Fundamentals and Recent Progress in Magnetic Field Assisted CO2 Capture and Conversion

Abstract CO 2 capture and conversion technology are highly promising technologies that definitely play a part in the journey towards carbon neutrality. Releasing CO 2 by mild stimulation and the development of high efficiency catalytic processes are urgently needed. The magnetic field, as a thermodynamic parameter independent of temperature and pressure, is vital in the enhancement of CO 2 capture and conversion process. In this review, the recent progress of magnetic field‐enhanced CO 2 capture and conversion is comprehensively summarized. The theoretical fundamentals of magnetic field on CO 2 adsorption, release and catalytic reduction process are discussed, including the magnetothermal, magnetohydrodynamic, spin selection, Lorentz forces, magnetoresistance and spin relaxation effects.
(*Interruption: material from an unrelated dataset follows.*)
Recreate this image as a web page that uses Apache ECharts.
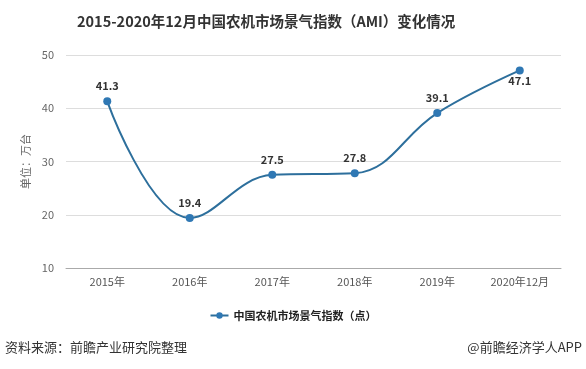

Additionally, a thorough review of the current progress of the enhancement strategies of magnetic field coupled with a variety of fields (including thermal, electricity, and light) is summarized in the aspect of CO 2 related process. Finally, the challenges and prospects associated with the utilization of magnetic field‐assisted techniques in the construction of CO 2 capture and conversion systems are proposed. This review offers a reference value for the future design of catalysts, mechanistic investigations, and practical implementation for magnetic field enhanced CO 2 capture and conversion.